Source code of charts:
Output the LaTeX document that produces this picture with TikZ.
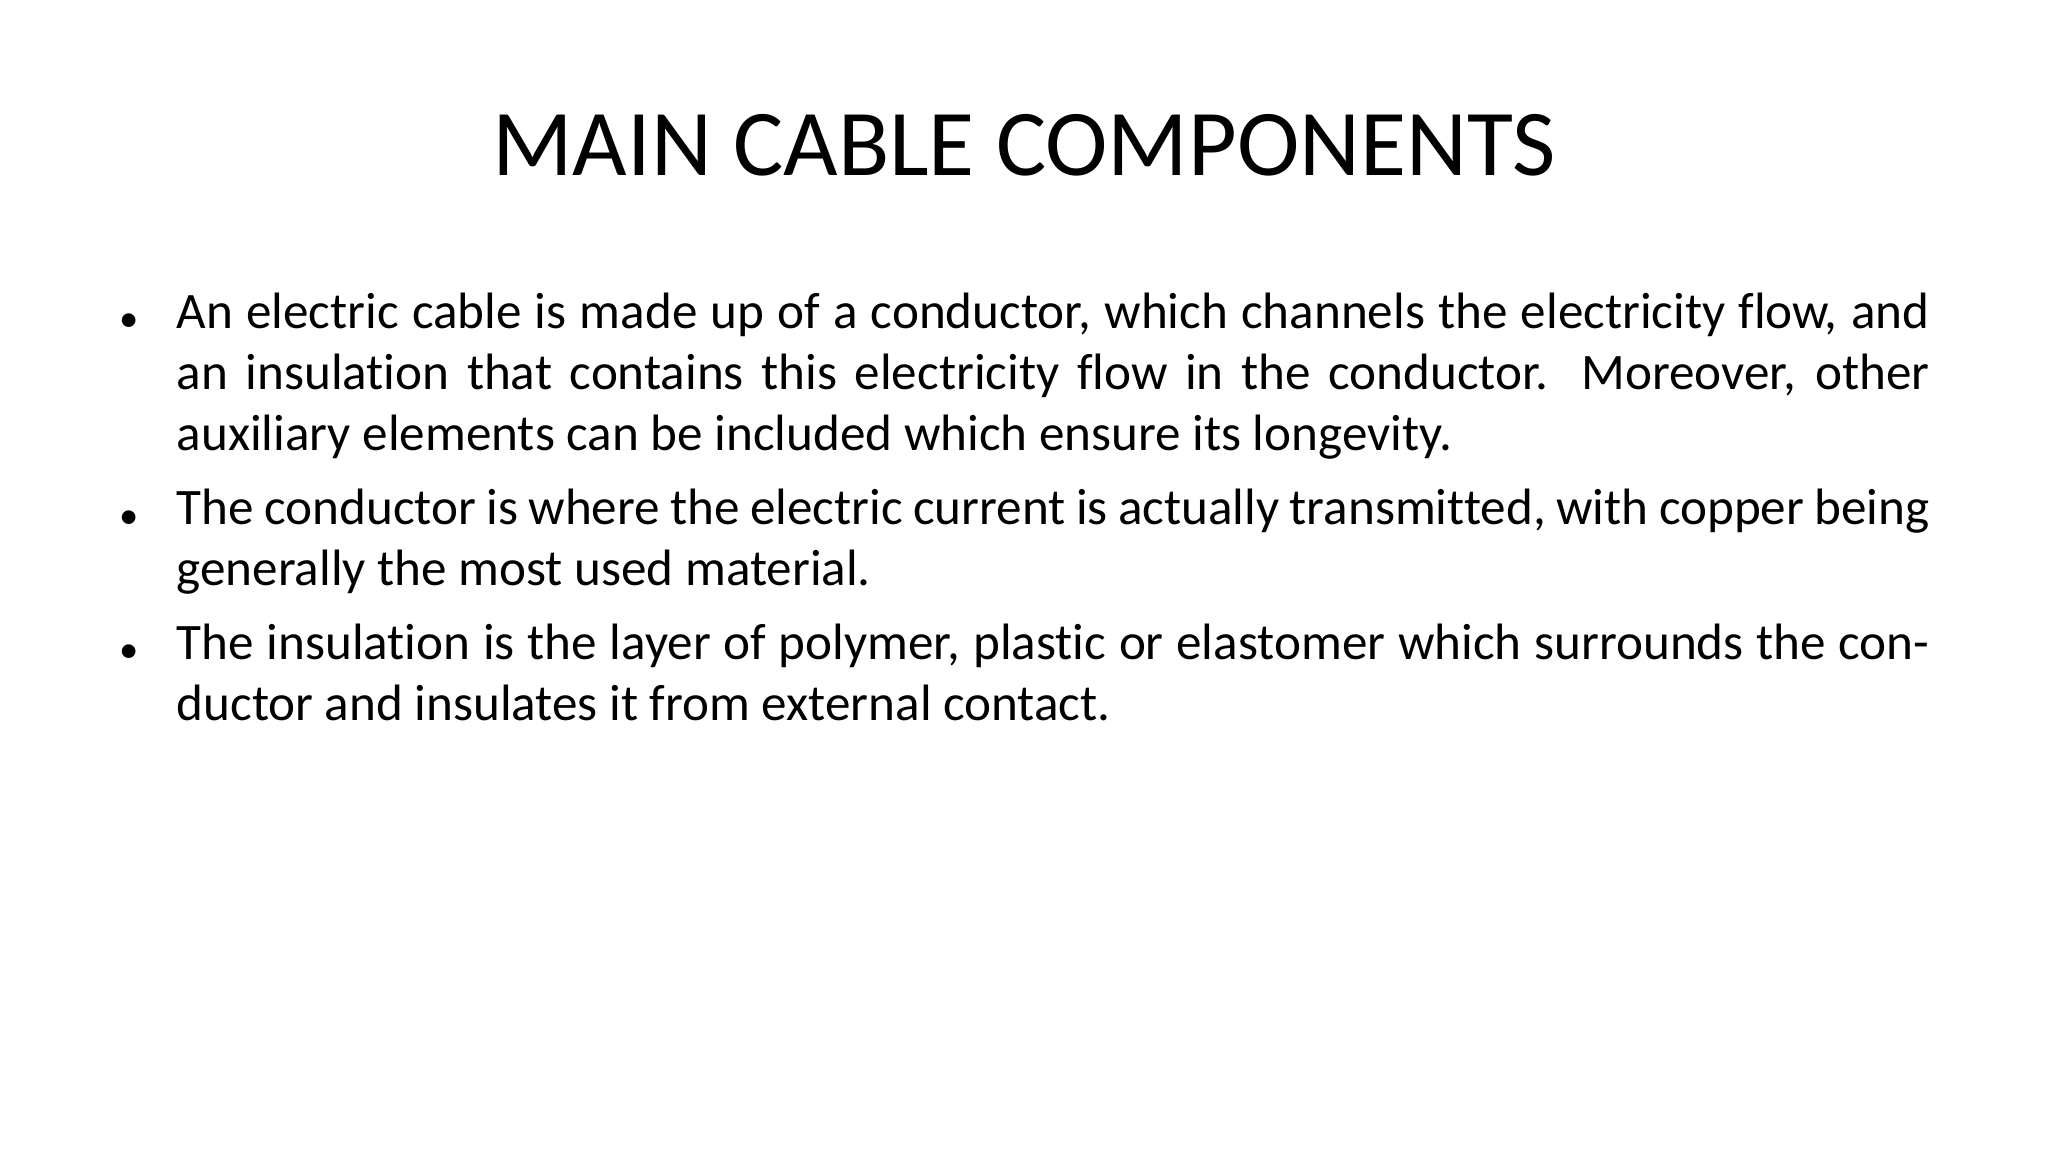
\documentclass[tikz,border=0pt]{standalone}
\usepackage{fontspec}
\setmainfont{Carlito}[RawFeature={-liga}]
\usetikzlibrary{positioning}

\begin{document}
\begin{tikzpicture}[
   bodytext/.style={anchor=north west, inner sep=0pt, text width=17.53cm, align=justify,
      font=\fontsize{14.55pt}{17.4pt}\selectfont},
   dot/.style={anchor=base west, inner sep=0pt, font=\fontsize{11pt}{13pt}\selectfont},
   node distance=0.28cm
   ]
   
   \useasboundingbox (0,0) rectangle (20.48,-11.52);
   
   \node[anchor=base, inner sep=0pt, font=\fontsize{26.8pt}{32pt}\selectfont] (title) at (10.24,-1.76) {MAIN CABLE COMPONENTS};
   
   \node[bodytext] (b1) at (1.76,-2.92) {An electric cable is made up of a conductor, which channels the electricity flow, and an insulation that contains this electricity flow in the conductor. Moreover, other auxiliary elements can be included which ensure its longevity.};
   \node[bodytext, below=of b1] (b2) {The conductor is where the electric current is actually transmitted, with copper being generally the most used material.};
   \node[bodytext, below=of b2] (b3) {The insulation is the layer of polymer, plastic or elastomer which surrounds the conductor and insulates it from external contact.};
   
   \node[dot] (d1) at ([xshift=-0.57cm, yshift=-0.40cm]b1.north west) {•};
   \node[dot] (d2) at ([xshift=-0.57cm, yshift=-0.40cm]b2.north west) {•};
   \node[dot] (d3) at ([xshift=-0.57cm, yshift=-0.40cm]b3.north west) {•};
   
\end{tikzpicture}
\end{document}
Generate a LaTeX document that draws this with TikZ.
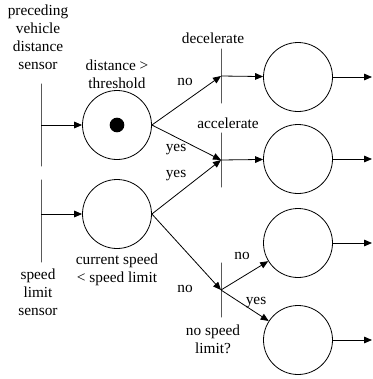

GIVEN EXERCISE:
Transcribe every entry above exactly. Omit all pictures.

TASK ANSWER:
Output the LaTeX document that produces this picture with TikZ.
\documentclass[tikz,border=0pt]{standalone}
\usepackage{fontspec}
\setmainfont{Carlito}[RawFeature={-liga}]
\usetikzlibrary{positioning}

\begin{document}
\begin{tikzpicture}[
   bodytext/.style={anchor=north west, inner sep=0pt, text width=17.53cm, align=justify,
      font=\fontsize{14.55pt}{17.4pt}\selectfont},
   dot/.style={anchor=base west, inner sep=0pt, font=\fontsize{11pt}{13pt}\selectfont},
   node distance=0.28cm
   ]
   
   \useasboundingbox (0,0) rectangle (20.48,-11.52);
   
   \node[anchor=base, inner sep=0pt, font=\fontsize{26.8pt}{32pt}\selectfont] (title) at (10.24,-1.76) {MAIN CABLE COMPONENTS};
   
   \node[bodytext] (b1) at (1.76,-2.92) {An electric cable is made up of a conductor, which channels the electricity flow, and an insulation that contains this electricity flow in the conductor. Moreover, other auxiliary elements can be included which ensure its longevity.};
   \node[bodytext, below=of b1] (b2) {The conductor is where the electric current is actually transmitted, with copper being generally the most used material.};
   \node[bodytext, below=of b2] (b3) {The insulation is the layer of polymer, plastic or elastomer which surrounds the conductor and insulates it from external contact.};
   
   \node[dot] (d1) at ([xshift=-0.57cm, yshift=-0.40cm]b1.north west) {•};
   \node[dot] (d2) at ([xshift=-0.57cm, yshift=-0.40cm]b2.north west) {•};
   \node[dot] (d3) at ([xshift=-0.57cm, yshift=-0.40cm]b3.north west) {•};
   
\end{tikzpicture}
\end{document}
Generate a LaTeX document that draws this with TikZ.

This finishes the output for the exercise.